What are some of the ways your family and your art interact?

My boys love being in my studio, and we make art somewhere in our house daily. We have some big chalkboard walls that I love downstairs near the dining room, and it’s so fun to watch their imagination unfold.

Naturally, my family is my material. They are my teachers and my number one fans. I know I’m lucky in that way—to have such tremendous support from my husband, and because he’s supportive, my boys also really understand the importance of my art in my day-to-day life.


 
Do you find your attitude towards your art might be different because of your parenting / has it changed since you became a parent?

My book is very much about this process of transformation and growing—as a mother and as a creative. I think that women get the short end of the stick as artists. There are so many successful male artists—who have huge families. But the difference is that they were only peripherally involved in their children’s lives. I think the challenge for women of our generation is to be taken seriously as artists—if we are also mothers, and particularly if our children are our subjects for our art in some way, which often, inevitably, they are.

Are your children ever subjects in your art? 

See above.



How does travel figure into your art?  Do/did your children come along?  How has that worked out?

 That’s something else I discovered this year: how essential it is to me to head down to New York City and spend an entire weekend surrounded by people and culture, and inside museums. That’s not something I could do with babies, but now that my boys are bigger, it’s easier to leave them behind—either with my husband or with my in-laws.
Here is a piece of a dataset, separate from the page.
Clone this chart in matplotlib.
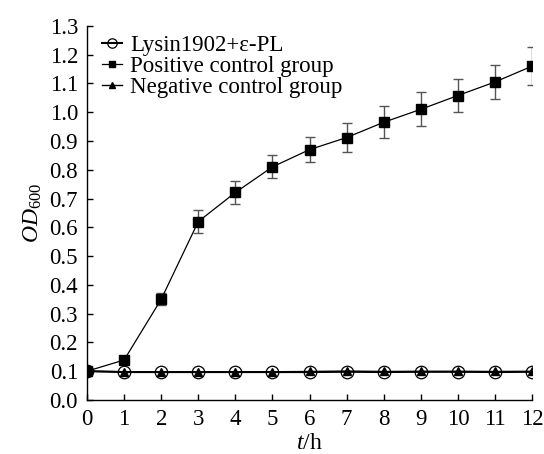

Being able to go alone to the city is utterly remarkable. I love the feeling of being anonymous, but surrounded by that intense creative energy. It’s both fuel and escape. J


What about promoting the arts with your own children--any fun projects to share?  
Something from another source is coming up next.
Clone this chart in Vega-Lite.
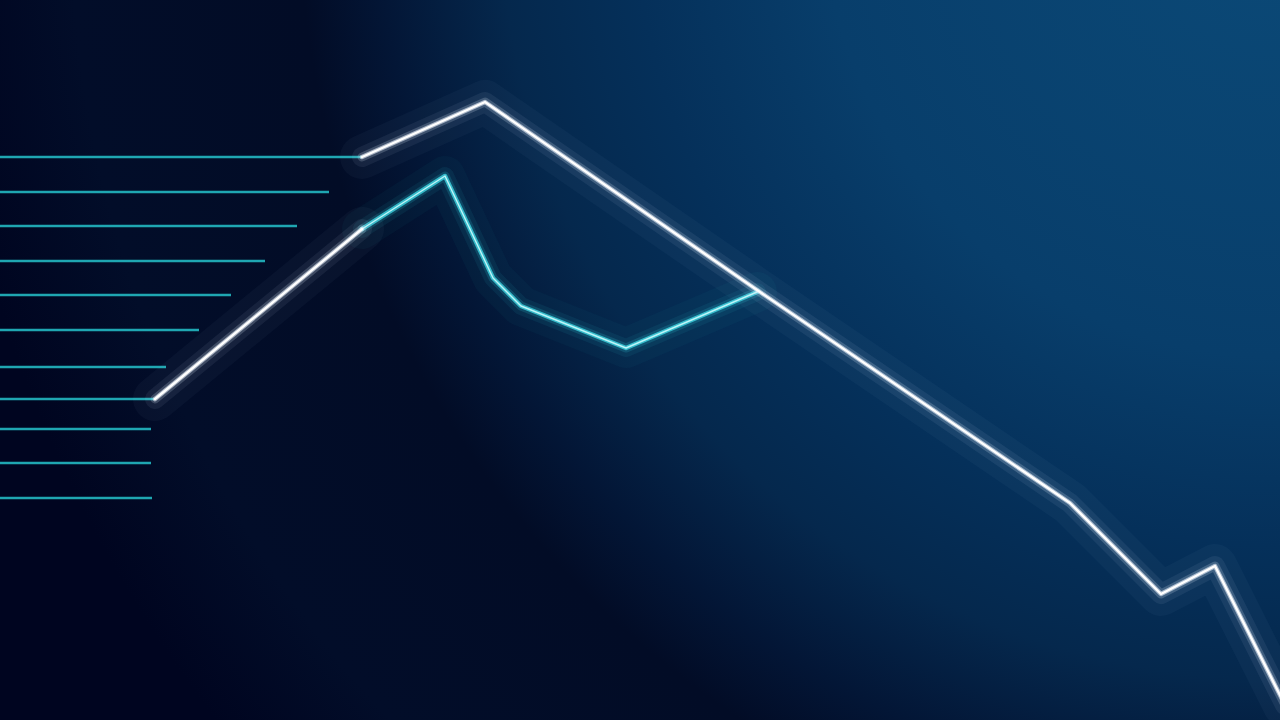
{
  "$schema": "https://vega.github.io/schema/vega-lite/v6.json",
  "width": 1280,
  "height": 720,
  "autosize": {"type": "none"},
  "padding": 0,
  "background": "#000520",
  "config": {"view": {"stroke": null}},
  "datasets": {
    "levels": [
      {"y": 157, "xstart": 0, "xend": 363},
      {"y": 192, "xstart": 0, "xend": 329},
      {"y": 226, "xstart": 0, "xend": 297},
      {"y": 261, "xstart": 0, "xend": 265},
      {"y": 295, "xstart": 0, "xend": 231},
      {"y": 330, "xstart": 0, "xend": 199},
      {"y": 367, "xstart": 0, "xend": 166},
      {"y": 399, "xstart": 0, "xend": 154},
      {"y": 429, "xstart": 0, "xend": 151},
      {"y": 463, "xstart": 0, "xend": 151},
      {"y": 498, "xstart": 0, "xend": 152}
    ],
    "white": [
      {"series": "upper", "i": 1, "x": 362, "y": 157},
      {"series": "upper", "i": 2, "x": 485, "y": 102},
      {"series": "upper", "i": 3, "x": 760, "y": 292},
      {"series": "upper", "i": 4, "x": 1070, "y": 503},
      {"series": "upper", "i": 5, "x": 1161, "y": 594},
      {"series": "upper", "i": 6, "x": 1215, "y": 566},
      {"series": "upper", "i": 7, "x": 1285, "y": 705},
      {"series": "lower", "i": 1, "x": 155, "y": 399},
      {"series": "lower", "i": 2, "x": 362, "y": 229}
    ],
    "cyan": [
      {"i": 1, "x": 362, "y": 229},
      {"i": 2, "x": 445, "y": 176},
      {"i": 3, "x": 493, "y": 278},
      {"i": 4, "x": 521, "y": 306},
      {"i": 5, "x": 626, "y": 348},
      {"i": 6, "x": 757, "y": 292}
    ],
    "frame": [{"x0": 0, "x1": 1280, "y0": 0, "y1": 720}]
  },
  "layer": [
    {
      "data": {"name": "frame"},
      "mark": {
        "type": "rect",
        "fill": {
          "gradient": "radial",
          "x1": 1, "y1": 0.1406, "r1": 0,
          "x2": 1, "y2": 0.1406, "r2": 1.05,
          "stops": [
            {"offset": 0, "color": "#0b4a78"},
            {"offset": 0.34, "color": "#083e6b"},
            {"offset": 0.48, "color": "#05305a"},
            {"offset": 0.58, "color": "#05284d"},
            {"offset": 0.67, "color": "#031636"},
            {"offset": 0.73, "color": "#020c26"},
            {"offset": 0.9, "color": "#020d29"},
            {"offset": 1, "color": "#000520"}
          ]
        }
      },
      "encoding": {
        "x": {"field": "x0", "type": "quantitative", "scale": {"domain": [0, 1280], "nice": false, "zero": false}, "axis": null},
        "x2": {"field": "x1"},
        "y": {"field": "y0", "type": "quantitative", "scale": {"domain": [0, 720], "nice": false, "zero": false, "reverse": true}, "axis": null},
        "y2": {"field": "y1"}
      }
    },
    {
      "data": {"name": "levels"},
      "mark": {"type": "rule", "stroke": "#22b4be", "strokeWidth": 2.4, "opacity": 0.92},
      "encoding": {
        "x": {"field": "xstart", "type": "quantitative"},
        "x2": {"field": "xend"},
        "y": {"field": "y", "type": "quantitative"}
      }
    },
    {
      "data": {"name": "cyan"},
      "mark": {"type": "line", "stroke": "#2ec8d8", "strokeWidth": 40, "opacity": 0.04, "strokeJoin": "round", "strokeCap": "round"},
      "encoding": {"x": {"field": "x", "type": "quantitative"}, "y": {"field": "y", "type": "quantitative"}, "order": {"field": "i"}}
    },
    {
      "data": {"name": "cyan"},
      "mark": {"type": "line", "stroke": "#2ec8d8", "strokeWidth": 18, "opacity": 0.08, "strokeJoin": "round", "strokeCap": "round"},
      "encoding": {"x": {"field": "x", "type": "quantitative"}, "y": {"field": "y", "type": "quantitative"}, "order": {"field": "i"}}
    },
    {
      "data": {"name": "cyan"},
      "mark": {"type": "line", "stroke": "#34cfdc", "strokeWidth": 9, "opacity": 0.18, "strokeJoin": "round", "strokeCap": "round"},
      "encoding": {"x": {"field": "x", "type": "quantitative"}, "y": {"field": "y", "type": "quantitative"}, "order": {"field": "i"}}
    },
    {
      "data": {"name": "cyan"},
      "mark": {"type": "line", "stroke": "#3fd6e2", "strokeWidth": 4.5, "opacity": 0.8, "strokeJoin": "round", "strokeCap": "round"},
      "encoding": {"x": {"field": "x", "type": "quantitative"}, "y": {"field": "y", "type": "quantitative"}, "order": {"field": "i"}}
    },
    {
      "data": {"name": "cyan"},
      "mark": {"type": "line", "stroke": "#c4f8fb", "strokeWidth": 1.4, "opacity": 0.95, "strokeJoin": "round", "strokeCap": "round"},
      "encoding": {"x": {"field": "x", "type": "quantitative"}, "y": {"field": "y", "type": "quantitative"}, "order": {"field": "i"}}
    },
    {
      "data": {"name": "white"},
      "mark": {"type": "line", "stroke": "#cfe4ff", "strokeWidth": 44, "opacity": 0.035, "strokeJoin": "round", "strokeCap": "round"},
      "encoding": {"x": {"field": "x", "type": "quantitative"}, "y": {"field": "y", "type": "quantitative"}, "detail": {"field": "series"}, "order": {"field": "i"}}
    },
    {
      "data": {"name": "white"},
      "mark": {"type": "line", "stroke": "#d6e8ff", "strokeWidth": 20, "opacity": 0.07, "strokeJoin": "round", "strokeCap": "round"},
      "encoding": {"x": {"field": "x", "type": "quantitative"}, "y": {"field": "y", "type": "quantitative"}, "detail": {"field": "series"}, "order": {"field": "i"}}
    },
    {
      "data": {"name": "white"},
      "mark": {"type": "line", "stroke": "#e0eeff", "strokeWidth": 9, "opacity": 0.2, "strokeJoin": "round", "strokeCap": "round"},
      "encoding": {"x": {"field": "x", "type": "quantitative"}, "y": {"field": "y", "type": "quantitative"}, "detail": {"field": "series"}, "order": {"field": "i"}}
    },
    {
      "data": {"name": "white"},
      "mark": {"type": "line", "stroke": "#eef5ff", "strokeWidth": 4.5, "opacity": 0.6, "strokeJoin": "round", "strokeCap": "round"},
      "encoding": {"x": {"field": "x", "type": "quantitative"}, "y": {"field": "y", "type": "quantitative"}, "detail": {"field": "series"}, "order": {"field": "i"}}
    },
    {
      "data": {"name": "white"},
      "mark": {"type": "line", "stroke": "#ffffff", "strokeWidth": 2.4, "opacity": 1, "strokeJoin": "round", "strokeCap": "round"},
      "encoding": {"x": {"field": "x", "type": "quantitative"}, "y": {"field": "y", "type": "quantitative"}, "detail": {"field": "series"}, "order": {"field": "i"}}
    }
  ]
}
Lately we’ve been making these fun drawings where anyone can add to what’s been drawn. It’s fun to collaborate with them. To use their rudimentary lines (Sprout’s just drawing those fabulous head-body people with spiky arms and legs) or complex diagrams (Bean’s drawings are now so very elaborate with intricate details like wiring and circuits) and add color. We start telling a story about what’s happening—and they love it because I’ll introduce a new element of “what if” to whatever they’re drawing, and it becomes immediately magical: a tree that is suddenly growing out of the hood of a car, that is actually home to an entire village of houses among the branches for example. There are no rules, just wild imagination and saying yes to everything that each of us adds. It’s quite fun, I highly encourage you to try it!

How do you escape?

See above.

 
What advice do you have for expectant mothers in your field?

It’s one of those things: you can’t really know until you’re in the thick of it… but know that you’ll find your footing no matter what. That you’ll reclaim balance, and discover who you are, as just you, again as your babies grow older.

And of course, I’d press a copy of my book into their hands, because if anything, that’s what A Field Guide To Now is: both encouragement and proof that having a creative life as a new mama is possible.